Answer

**step1** Understanding the Problem

The problem asks us to prove that the natural logarithm function, $$f(x)=\log _{ e }{ x } $$, is an increasing function over its domain $$(0,\infty)$$. An increasing function is one where, as the input value increases, the output value also increases.

**step2** Definition of an Increasing Function

A function $$f(x)$$ is defined as increasing on an interval if, for any two numbers $$x_1$$ and $$x_2$$ within that interval, whenever $$x_2 > x_1$$, it logically follows that $$f(x_2) > f(x_1)$$. Our task is to demonstrate this property for the specific function $$f(x)=\log _{ e }{ x } $$.

**step3** Selecting Arbitrary Points for Comparison

To begin the proof, let's select any two distinct positive real numbers, $$x_1$$ and $$x_2$$, from the function's domain $$(0, \infty)$$. We will assume that $$x_2$$ is greater than $$x_1$$, so we have the condition $$x_2 > x_1$$. Our objective is to show that this condition implies $$\log_e x_2 > \log_e x_1$$.

**step4** Introducing the Inverse Function Relationship

The natural logarithm function, $$y = \log_e x$$, is fundamentally defined as the inverse of the natural exponential function, $$x = e^y$$. This inverse relationship means that if we let $$y_1 = \log_e x_1$$ and $$y_2 = \log_e x_2$$, then we can equivalently write $$x_1 = e^{y_1}$$ and $$x_2 = e^{y_2}$$.

**step5** Utilizing the Property of the Exponential Function

The natural exponential function, $$g(y) = e^y$$, possesses a well-known and fundamental property: it is strictly increasing for all real numbers $$y$$. This means that for any two real numbers $$y_1$$ and $$y_2$$, the inequality $$e^{y_2} > e^{y_1}$$ holds true if and only if $$y_2 > y_1$$. This property is crucial for our proof.

**step6** Applying the Property to Our Assumed Inequality

From Step 3, we established our initial assumption: $$x_2 > x_1$$.
Now, using the inverse relationship from Step 4, we can substitute the exponential forms for $$x_1$$ and $$x_2$$ into our inequality. This gives us:
$$e^{y_2} > e^{y_1}$$
This inequality expresses the relationship between the exponential values corresponding to $$y_1$$ and $$y_2$$.

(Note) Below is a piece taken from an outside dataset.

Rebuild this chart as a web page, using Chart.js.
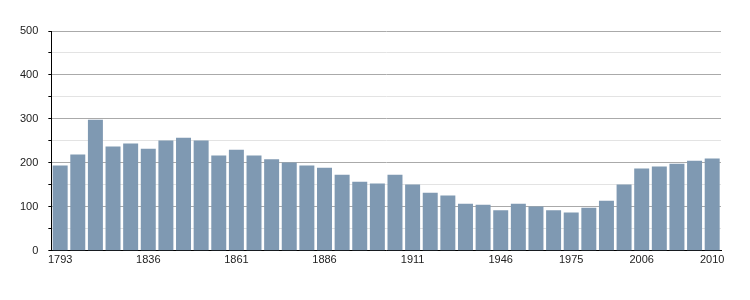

**step7** Concluding the Proof

Based on the strictly increasing property of the exponential function discussed in Step 5, if we have $$e^{y_2} > e^{y_1}$$, then it must logically follow that the exponents themselves satisfy the same inequality: $$y_2 > y_1$$.
Finally, substituting back the original logarithmic expressions from Step 4, where $$y_1 = \log_e x_1$$ and $$y_2 = \log_e x_2$$, we arrive at:
$$\log_e x_2 > \log_e x_1$$
Since we have successfully shown that for any two numbers $$x_1, x_2 \in (0, \infty)$$ where $$x_2 > x_1$$ it necessarily implies that $$\log_e x_2 > \log_e x_1$$, we have proven that the function $$f(x)=\log _{ e }{ x } $$ is indeed increasing on $$(0,\infty)$$.